Laws and Policies

This section provides resources about the relationship of laws and policies to racial equity and inequity. The resources provide information about laws and policies with the explicit intent of advantaging groups allowed to be called white, and disadvantaging and, in some cases, dehumanizing and/or criminalizing, groups not allowed to be called white, as well as laws and policies with that impact if not that stated intent.  As an example of explicit intent, the documentary, Slavery by Another Name, shares that “after the failure of Reconstruction in 1877 and the removal of black men from political offices, Southern states enacted a series of laws….[that] penalized anyone attempting to leave a job before an advance had been worked off… vagrancy statutes made it a crime to be unemployed.” Examples of implicit intent include laws and policies including mandatory minimum sentencing guidelines created as part of the so-called “war on drugs,” laws and policies that link voting rights and felony convictions, “three strikes you are out” laws and policies, and current immigration policies.
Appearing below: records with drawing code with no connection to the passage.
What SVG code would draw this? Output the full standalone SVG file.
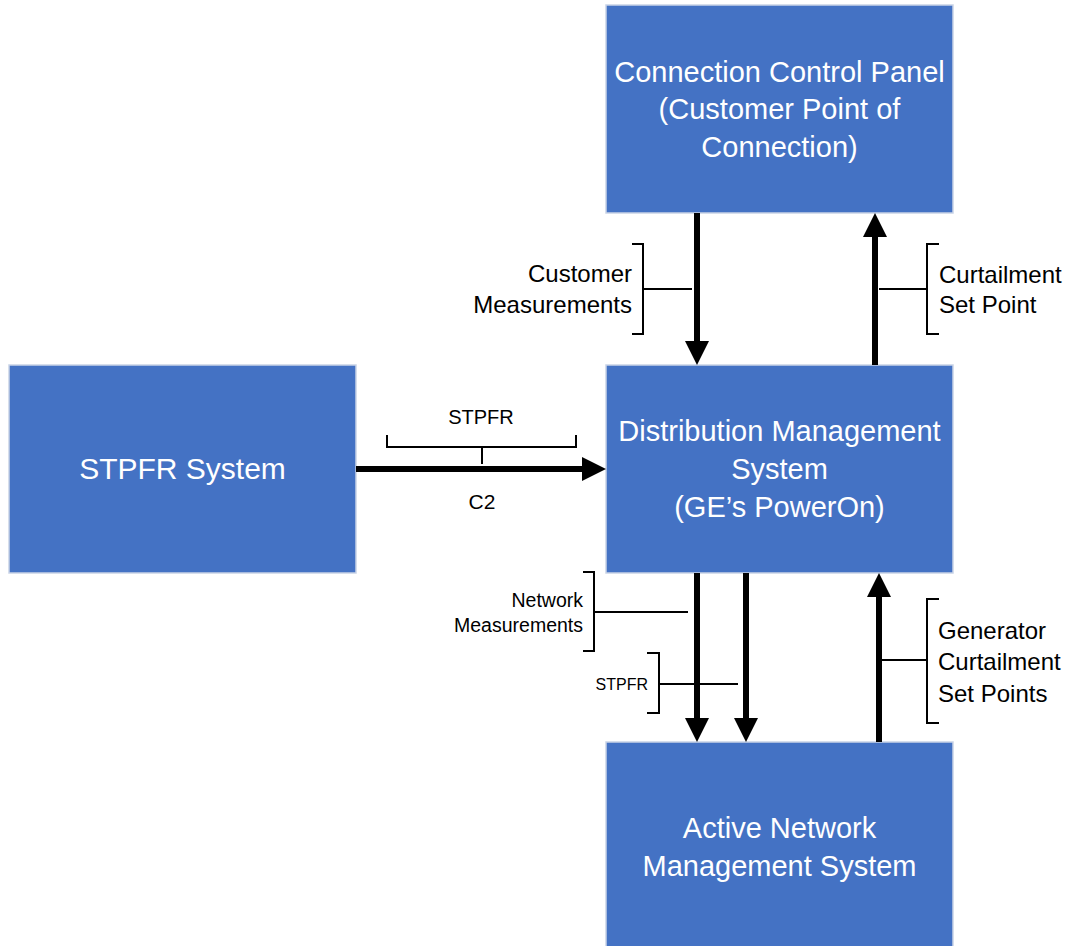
<svg xmlns="http://www.w3.org/2000/svg" width="1072" height="946" viewBox="0 0 1072 946">
<defs>
<style>
.box{fill:#4472C4;stroke:#C9D3E6;stroke-width:1.5}
.bt{fill:#FFFFFF;font-family:"Liberation Sans",Arial,sans-serif;font-size:29px;text-anchor:middle}
.lb{fill:#000000;font-family:"Liberation Sans",Arial,sans-serif}
.arr{stroke:#000;stroke-width:6;fill:none}
.br{stroke:#000;stroke-width:2;fill:none}
</style>
<marker id="ah" markerUnits="userSpaceOnUse" markerWidth="24" markerHeight="24" refX="0" refY="12" orient="auto">
<path d="M0,0 L24,12 L0,24 z" fill="#000"/>
</marker>
</defs>
<rect width="1072" height="946" fill="#FFFFFF"/>
<g id="ccp">
<rect class="box" x="606" y="5" width="347" height="208"/>
<text class="bt" x="779.5" y="82">Connection Control Panel</text>
<text class="bt" x="779.5" y="119">(Customer Point of</text>
<text class="bt" x="779.5" y="157">Connection)</text>
</g>
<g id="dms">
<rect class="box" x="606" y="365" width="347" height="208"/>
<text class="bt" x="779.5" y="441">Distribution Management</text>
<text class="bt" x="779.5" y="479">System</text>
<text class="bt" x="779.5" y="517">(GE’s PowerOn)</text>
</g>
<g id="stpfr">
<rect class="box" x="9" y="365" width="347" height="208"/>
<text class="bt" x="182.5" y="479" style="font-size:30px">STPFR System</text>
</g>
<g id="anms">
<rect class="box" x="606" y="742" width="347" height="210"/>
<text class="bt" x="779.5" y="838">Active Network</text>
<text class="bt" x="779.5" y="876">Management System</text>
</g>
<g id="connectors">
<line class="arr" x1="697" y1="213" x2="697" y2="341" marker-end="url(#ah)"/>
<line class="arr" x1="875" y1="365" x2="875" y2="237" marker-end="url(#ah)"/>
<line class="arr" x1="356" y1="469" x2="582" y2="469" marker-end="url(#ah)"/>
<line class="arr" x1="697" y1="573" x2="697" y2="718" marker-end="url(#ah)"/>
<line class="arr" x1="746" y1="573" x2="746" y2="718" marker-end="url(#ah)"/>
<line class="arr" x1="879" y1="742" x2="879" y2="597" marker-end="url(#ah)"/>
</g>
<g id="labels">
<path class="br" d="M632,244 H643 V334 H632 M643,289 H692"/>
<text class="lb" x="632" y="282" font-size="24" text-anchor="end">Customer</text>
<text class="lb" x="632" y="313" font-size="24" text-anchor="end">Measurements</text>
<path class="br" d="M939,244 H927 V334 H939 M927,289 H879"/>
<text class="lb" x="939" y="283" font-size="24">Curtailment</text>
<text class="lb" x="939" y="313" font-size="24">Set Point</text>
<path class="br" d="M387,435 V447 H576 V435 M482,447 V464"/>
<text class="lb" x="481" y="424" font-size="20" text-anchor="middle">STPFR</text>
<text class="lb" x="482" y="509" font-size="21" text-anchor="middle">C2</text>
<path class="br" d="M583,572 H594 V651 H583 M594,612 H688"/>
<text class="lb" x="583" y="607" font-size="19.5" text-anchor="end">Network</text>
<text class="lb" x="583" y="632" font-size="19.5" text-anchor="end">Measurements</text>
<path class="br" d="M647,653 H659 V713 H647 M659,684 H738"/>
<text class="lb" x="648" y="690" font-size="16" text-anchor="end">STPFR</text>
<path class="br" d="M939,599 H927 V723 H939 M927,660 H880"/>
<text class="lb" x="938" y="639" font-size="24">Generator</text>
<text class="lb" x="938" y="670" font-size="24">Curtailment</text>
<text class="lb" x="938" y="702" font-size="24">Set Points</text>
</g>
</svg>
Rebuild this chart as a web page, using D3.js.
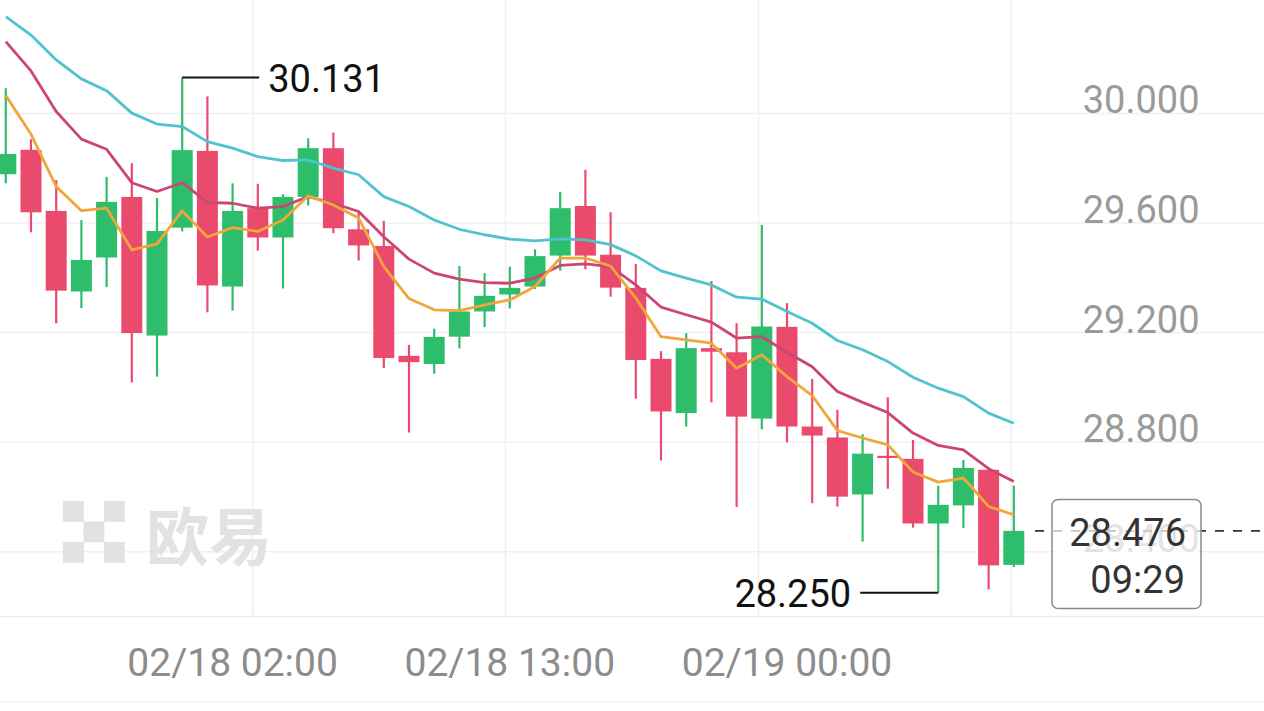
<!DOCTYPE html>
<html>
<head>
<meta charset="utf-8">
<script src="https://cdn.jsdelivr.net/npm/d3@7"></script>
<style>
  html, body { margin: 0; padding: 0; background: #fff; }
  svg { display: block; }
</style>
</head>
<body>
<svg id="chart" width="1264" height="711"></svg>
<script>
// ---- data (hourly candles, 02/17 17:00 .. 02/19 09:00) ----
const openVals  = [29.778,29.867,29.644,29.350,29.474,29.695,29.189,29.583,29.863,29.368,
                   29.654,29.547,29.695,29.873,29.577,29.516,29.115,29.085,29.185,29.277,
                   29.339,29.368,29.481,29.662,29.484,29.363,29.104,28.906,29.143,29.128,
                   28.886,29.221,28.857,28.817,28.609,28.750,28.739,28.503,28.569,28.699,28.352];
const highVals  = [30.092,29.906,29.757,29.611,29.768,29.818,29.691,30.131,30.062,29.745,
                   29.743,29.705,29.909,29.930,29.642,29.608,29.155,29.214,29.443,29.417,
                   29.440,29.504,29.714,29.794,29.639,29.450,29.132,29.198,29.388,29.234,
                   29.593,29.307,29.031,28.918,28.829,28.964,28.808,28.641,28.735,28.705,28.641];
const lowVals   = [29.745,29.566,29.234,29.289,29.366,29.018,29.039,29.569,29.274,29.280,
                   29.499,29.361,29.664,29.563,29.463,29.070,28.835,29.050,29.142,29.220,
                   29.288,29.359,29.426,29.431,29.331,28.959,28.733,28.857,28.945,28.563,
                   28.847,28.799,28.577,28.565,28.437,28.630,28.488,28.250,28.486,28.262,28.344];
const closeVals = [29.852,29.639,29.353,29.465,29.677,29.198,29.571,29.866,29.372,29.644,
                   29.547,29.695,29.873,29.581,29.518,29.107,29.092,29.184,29.277,29.334,
                   29.363,29.479,29.654,29.481,29.364,29.100,28.912,29.143,29.130,28.893,
                   29.222,28.857,28.824,28.601,28.758,28.742,28.503,28.571,28.706,28.350,28.476];
const maFast = [30.065,29.924,29.733,29.645,29.654,29.502,29.524,29.644,29.549,29.583,
                29.569,29.611,29.699,29.666,29.618,29.441,29.324,29.283,29.280,29.301,
                29.319,29.368,29.472,29.472,29.443,29.326,29.185,29.173,29.161,29.070,
                29.119,29.039,28.970,28.842,28.815,28.790,28.691,28.654,28.669,28.565,28.535];
const maMid  = [30.262,30.155,30.007,29.906,29.869,29.747,29.715,29.747,29.675,29.672,
                29.654,29.660,29.696,29.672,29.642,29.550,29.468,29.417,29.395,29.382,
                29.380,29.399,29.445,29.451,29.441,29.374,29.293,29.265,29.238,29.180,
                29.185,29.128,29.075,28.985,28.945,28.908,28.833,28.788,28.772,28.703,28.656];
const maSlow = [30.353,30.286,30.195,30.126,30.083,30.001,29.961,29.952,29.897,29.873,
                29.842,29.828,29.830,29.800,29.776,29.696,29.660,29.611,29.577,29.557,
                29.541,29.535,29.542,29.538,29.521,29.480,29.425,29.399,29.374,29.329,
                29.322,29.277,29.234,29.171,29.137,29.094,29.037,28.997,28.966,28.906,28.869];
const yTicks = [28.4, 28.8, 29.2, 29.6, 30.0];
const xTickIndex  = [9, 20, 31];
const xTickLabels = ["02/18 02:00", "02/18 13:00", "02/19 00:00"];
const lastPrice = 28.476;
const lastTime = "09:29";

// ---- layout ----
const W = 1264, H = 711;
const svg = d3.select("#chart");
const n = closeVals.length;
const x = d3.scaleLinear().domain([0, n - 1]).range([5.8, 1013.8]);
const y = d3.scaleLinear().domain([28.4, 30.0]).range([551.7, 113.4]);
const bodyW = 21;

const GREEN = "#2ebd6a", RED = "#ea4a6c";
const C_FAST = "#f0a63a", C_MID = "#cc4673", C_SLOW = "#4fc3cf";
const FONT = "Roboto, 'Noto Sans', sans-serif";

// grid
const grid = svg.append("g");
grid.selectAll("line.h").data(yTicks).join("line")
  .attr("x1", 0).attr("x2", W).attr("y1", d => y(d)).attr("y2", d => y(d))
  .attr("stroke", "#f0f0f0").attr("stroke-width", 1.5);
const vGrid = d3.range(1, 5).map(i => i * W / 5);
grid.selectAll("line.v").data(vGrid).join("line")
  .attr("x1", d => d).attr("x2", d => d).attr("y1", 0).attr("y2", 616.5)
  .attr("stroke", "#f0f0f0").attr("stroke-width", 1.5);
grid.append("line").attr("x1", 0).attr("x2", W).attr("y1", 616.5).attr("y2", 616.5)
  .attr("stroke", "#ececec").attr("stroke-width", 1.5);
grid.append("line").attr("x1", 0).attr("x2", W).attr("y1", 702).attr("y2", 702)
  .attr("stroke", "#f0f0f0").attr("stroke-width", 1.5);

// watermark
const wm = svg.append("g").attr("fill", "#e2e2e2");
const sq = 20.5, wx = 63, wy = 501;
[[0,0],[2,0],[1,1],[0,2],[2,2]].forEach(([c, r]) => {
  wm.append("rect").attr("x", wx + c * sq).attr("y", wy + r * sq).attr("width", sq + 0.3).attr("height", sq + 0.3);
});
wm.append("text").attr("x", 146).attr("y", 532).attr("dominant-baseline", "central")
  .attr("font-family", "'Noto Sans CJK SC', sans-serif").attr("font-weight", 700)
  .attr("font-size", 63).text("欧易");

// y axis labels
svg.append("g").selectAll("text").data(yTicks).join("text")
  .attr("x", 1199.5).attr("y", d => y(d)).attr("text-anchor", "end")
  .attr("font-family", FONT).attr("font-size", 38).attr("fill", "#9a9a9a")
  .text(d => d3.format(".3f")(d));

// x axis labels
svg.append("g").selectAll("text").data(xTickIndex).join("text")
  .attr("x", d => x(d)).attr("y", 676).attr("text-anchor", "middle")
  .attr("font-family", FONT).attr("font-size", 39).attr("fill", "#8c8c8c")
  .text((d, i) => xTickLabels[i]);

// candles
const idx = d3.range(n);
const cg = svg.append("g");
cg.selectAll("line.wick").data(idx).join("line")
  .attr("x1", i => x(i)).attr("x2", i => x(i))
  .attr("y1", i => y(highVals[i])).attr("y2", i => y(lowVals[i]))
  .attr("stroke", i => closeVals[i] >= openVals[i] ? GREEN : RED)
  .attr("stroke-width", 2.2);
cg.selectAll("rect.body").data(idx).join("rect")
  .attr("x", i => x(i) - bodyW / 2).attr("width", bodyW)
  .attr("y", i => y(Math.max(openVals[i], closeVals[i])))
  .attr("height", i => Math.max(2, Math.abs(y(openVals[i]) - y(closeVals[i]))))
  .attr("fill", i => closeVals[i] >= openVals[i] ? GREEN : RED);

// moving averages
const line = arr => d3.line().x((d, i) => x(i)).y(d => y(d))(arr);
[[maSlow, C_SLOW], [maMid, C_MID], [maFast, C_FAST]].forEach(([arr, c]) => {
  svg.append("path").attr("d", line(arr)).attr("fill", "none")
    .attr("stroke", c).attr("stroke-width", 2.8).attr("stroke-linejoin", "round");
});

// max / min annotations
const iMax = d3.maxIndex(highVals), iMin = d3.minIndex(lowVals);
const ann = svg.append("g").attr("font-family", FONT).attr("font-size", 38).attr("fill", "#111");
ann.append("line").attr("x1", x(iMax)).attr("x2", x(iMax) + 77)
  .attr("y1", y(highVals[iMax])).attr("y2", y(highVals[iMax]))
  .attr("stroke", "#111").attr("stroke-width", 2);
ann.append("text").attr("x", x(iMax) + 86).attr("y", y(highVals[iMax]) + 14)
  .text(d3.format(".3f")(highVals[iMax]));
ann.append("line").attr("x1", x(iMin)).attr("x2", x(iMin) - 78)
  .attr("y1", y(lowVals[iMin])).attr("y2", y(lowVals[iMin]))
  .attr("stroke", "#111").attr("stroke-width", 2);
ann.append("text").attr("x", x(iMin) - 87).attr("y", y(lowVals[iMin]) + 14)
  .attr("text-anchor", "end").text(d3.format(".3f")(lowVals[iMin]));

// last price line and box
const yl = y(lastPrice);
svg.append("line").attr("x1", 1035).attr("x2", W).attr("y1", yl).attr("y2", yl)
  .attr("stroke", "#333").attr("stroke-width", 1.8).attr("stroke-dasharray", "9,9");
svg.append("rect").attr("x", 1052).attr("y", 499.5).attr("width", 149).attr("height", 109)
  .attr("rx", 6).attr("fill", "#fff").attr("fill-opacity", 0.72)
  .attr("stroke", "#8a8a8a").attr("stroke-width", 1.5);
svg.append("text").attr("x", 1186).attr("y", 545.5).attr("text-anchor", "end")
  .attr("font-family", FONT).attr("font-size", 38).attr("fill", "#333")
  .text(d3.format(".3f")(lastPrice));
svg.append("text").attr("x", 1185).attr("y", 592.5).attr("text-anchor", "end")
  .attr("font-family", FONT).attr("font-size", 38).attr("fill", "#333")
  .text(lastTime);
</script>
</body>
</html>
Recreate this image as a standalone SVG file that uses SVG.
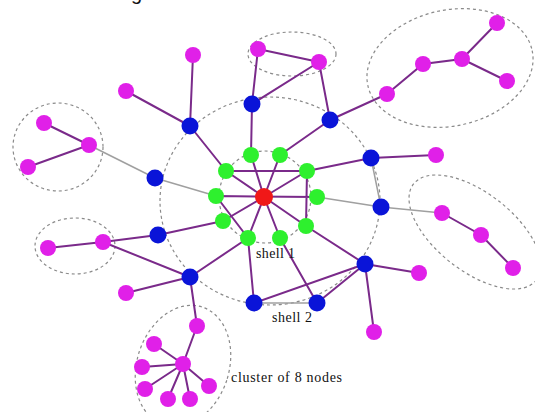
<svg xmlns="http://www.w3.org/2000/svg" width="535" height="412" viewBox="0 0 535 412">
<style>
.e{stroke:#7a2a8a;stroke-width:2;fill:none}
.g{stroke:#a0a0a0;stroke-width:1.5;fill:none}
.d{stroke:#8a8a8a;stroke-width:1.2;stroke-dasharray:3 3;fill:none}
.m{fill:#e020e8}
.b{fill:#0a14d8}
.gr{fill:#2ef02e}
.r{fill:#f01818}
text{font-family:"Liberation Serif","Times New Roman",serif;font-size:14px;fill:#111}
</style>
<rect width="535" height="412" fill="#fff"/>
<text x="131" y="0" style="font-family:'Liberation Sans',Arial,sans-serif;font-size:20px">g</text>
<g id="regions">
<ellipse class="d" cx="270" cy="201" rx="110" ry="104"/>
<circle class="d" cx="265" cy="197" r="46"/>
<ellipse class="d" cx="292" cy="54" rx="44" ry="22"/>
<ellipse class="d" cx="450" cy="68" rx="84" ry="58" transform="rotate(-12 450 68)"/>
<ellipse class="d" cx="58" cy="147" rx="45" ry="44"/>
<ellipse class="d" cx="475" cy="232" rx="78" ry="39" transform="rotate(38 475 232)"/>
<ellipse class="d" cx="75" cy="246" rx="40" ry="28"/>
<ellipse class="d" cx="183" cy="366" rx="46" ry="62" transform="rotate(18 183 366)"/>
</g>
<g id="connectors">
<path class="e" d="M190 126L193 55M190 126L126 91M190 126L226 171"/>
<path class="g" d="M155 178L89 145M155 178L216 196"/>
<path class="e" d="M44 123L89 145M28 167L89 145"/>
<path class="e" d="M252 104L258 49M252 104L319 62M258 49L319 62M252 104L251 155"/>
<path class="e" d="M330 120L319 62M330 120L387 94M330 120L280 155"/>
<path class="e" d="M387 94L423 64L462 59L497 23M462 59L507 81"/>
<path class="e" d="M371 158L436 155M371 158L307 171"/>
<path class="g" d="M371 158L381 207M381 207L317 197M381 207L442 213"/>
<path class="e" d="M442 213L481 235L513 268"/>
<path class="e" d="M365 264L419 273M365 264L374 332M365 264L306 226M365 264L317 303M365 264L254 303"/>
<path class="g" d="M317 303L254 303"/>
<path class="e" d="M317 303L280 238M254 303L248 238"/>
<path class="e" d="M158 235L223 221M158 235L103 242M48 248L103 242M103 242L190 277"/>
<path class="e" d="M190 277L248 238M190 277L126 293M190 277L197 326M197 326L183 364"/>
<path class="e" d="M183 364L154 344M183 364L142 367M183 364L145 389M183 364L168 399M183 364L190 399M183 364L209 386"/>
<path class="e" d="M264 197L251 155M264 197L280 155M264 197L307 171M264 197L226 171M264 197L223 221M264 197L248 238M264 197L280 238M264 197L306 226"/>
<path class="e" d="M226 171L307 171M216 196L317 197M307 171L306 226M216 196L248 238"/>
</g>
<g id="n-red"><circle class="r" cx="264" cy="197" r="9"/></g>
<g id="n-g1"><circle class="gr" cx="251" cy="155" r="8"/></g>
<g id="n-g2"><circle class="gr" cx="280" cy="155" r="8"/></g>
<g id="n-g3"><circle class="gr" cx="226" cy="171" r="8"/></g>
<g id="n-g4"><circle class="gr" cx="307" cy="171" r="8"/></g>
<g id="n-g5"><circle class="gr" cx="216" cy="196" r="8"/></g>
<g id="n-g6"><circle class="gr" cx="317" cy="197" r="8"/></g>
<g id="n-g7"><circle class="gr" cx="223" cy="221" r="8"/></g>
<g id="n-g8"><circle class="gr" cx="306" cy="226" r="8"/></g>
<g id="n-g9"><circle class="gr" cx="248" cy="238" r="8"/></g>
<g id="n-g10"><circle class="gr" cx="280" cy="238" r="8"/></g>
<g id="n-b1"><circle class="b" cx="190" cy="126" r="8.5"/></g>
<g id="n-b2"><circle class="b" cx="155" cy="178" r="8.5"/></g>
<g id="n-b3"><circle class="b" cx="252" cy="104" r="8.5"/></g>
<g id="n-b4"><circle class="b" cx="330" cy="120" r="8.5"/></g>
<g id="n-b5"><circle class="b" cx="371" cy="158" r="8.5"/></g>
<g id="n-b6"><circle class="b" cx="381" cy="207" r="8.5"/></g>
<g id="n-b7"><circle class="b" cx="365" cy="264" r="8.5"/></g>
<g id="n-b8"><circle class="b" cx="317" cy="303" r="8.5"/></g>
<g id="n-b9"><circle class="b" cx="254" cy="303" r="8.5"/></g>
<g id="n-b10"><circle class="b" cx="158" cy="235" r="8.5"/></g>
<g id="n-b11"><circle class="b" cx="190" cy="277" r="8.5"/></g>
<g id="n-m1"><circle class="m" cx="193" cy="55" r="8"/></g>
<g id="n-m2"><circle class="m" cx="126" cy="91" r="8"/></g>
<g id="n-m3"><circle class="m" cx="258" cy="49" r="8"/></g>
<g id="n-m4"><circle class="m" cx="319" cy="62" r="8"/></g>
<g id="n-m5"><circle class="m" cx="44" cy="123" r="8"/></g>
<g id="n-m6"><circle class="m" cx="89" cy="145" r="8"/></g>
<g id="n-m7"><circle class="m" cx="28" cy="167" r="8"/></g>
<g id="n-m8"><circle class="m" cx="387" cy="94" r="8"/></g>
<g id="n-m9"><circle class="m" cx="423" cy="64" r="8"/></g>
<g id="n-m10"><circle class="m" cx="462" cy="59" r="8"/></g>
<g id="n-m11"><circle class="m" cx="497" cy="23" r="8"/></g>
<g id="n-m12"><circle class="m" cx="507" cy="81" r="8"/></g>
<g id="n-m13"><circle class="m" cx="436" cy="155" r="8"/></g>
<g id="n-m14"><circle class="m" cx="442" cy="213" r="8"/></g>
<g id="n-m15"><circle class="m" cx="481" cy="235" r="8"/></g>
<g id="n-m16"><circle class="m" cx="513" cy="268" r="8"/></g>
<g id="n-m17"><circle class="m" cx="419" cy="273" r="8"/></g>
<g id="n-m18"><circle class="m" cx="374" cy="332" r="8"/></g>
<g id="n-m19"><circle class="m" cx="48" cy="248" r="8"/></g>
<g id="n-m20"><circle class="m" cx="103" cy="242" r="8"/></g>
<g id="n-m21"><circle class="m" cx="126" cy="293" r="8"/></g>
<g id="n-m22"><circle class="m" cx="197" cy="326" r="8"/></g>
<g id="n-m23"><circle class="m" cx="154" cy="344" r="8"/></g>
<g id="n-m24"><circle class="m" cx="183" cy="364" r="8"/></g>
<g id="n-m25"><circle class="m" cx="142" cy="367" r="8"/></g>
<g id="n-m26"><circle class="m" cx="145" cy="389" r="8"/></g>
<g id="n-m27"><circle class="m" cx="168" cy="399" r="8"/></g>
<g id="n-m28"><circle class="m" cx="190" cy="399" r="8"/></g>
<g id="n-m29"><circle class="m" cx="209" cy="386" r="8"/></g>
<g id="labels">
<text x="256" y="258" textLength="39">shell 1</text>
<text x="272" y="322" textLength="40">shell 2</text>
<text x="231" y="382" textLength="111">cluster of 8 nodes</text>
</g>
</svg>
Resources also share ways in which the existence of a range of laws and policies simultaneously create and respond to cultural messages, particularly in terms of which groups have been deemed worthy of protection and support (white women, Irish, Jewish and Italian immigrants at particular points in time) and which were not (Native Americans, recently emancipated African-Americans). Karen Brodkin, in her book How the Jews Became White writes about how in the 19th century United States anti-working class and anti-immigrant notions were tied together, and both were deeply tied to shifts in the need for particular kinds of labor. Brodkin argues that this occurred because people in power in the United States were threatened by a large influx of immigrants.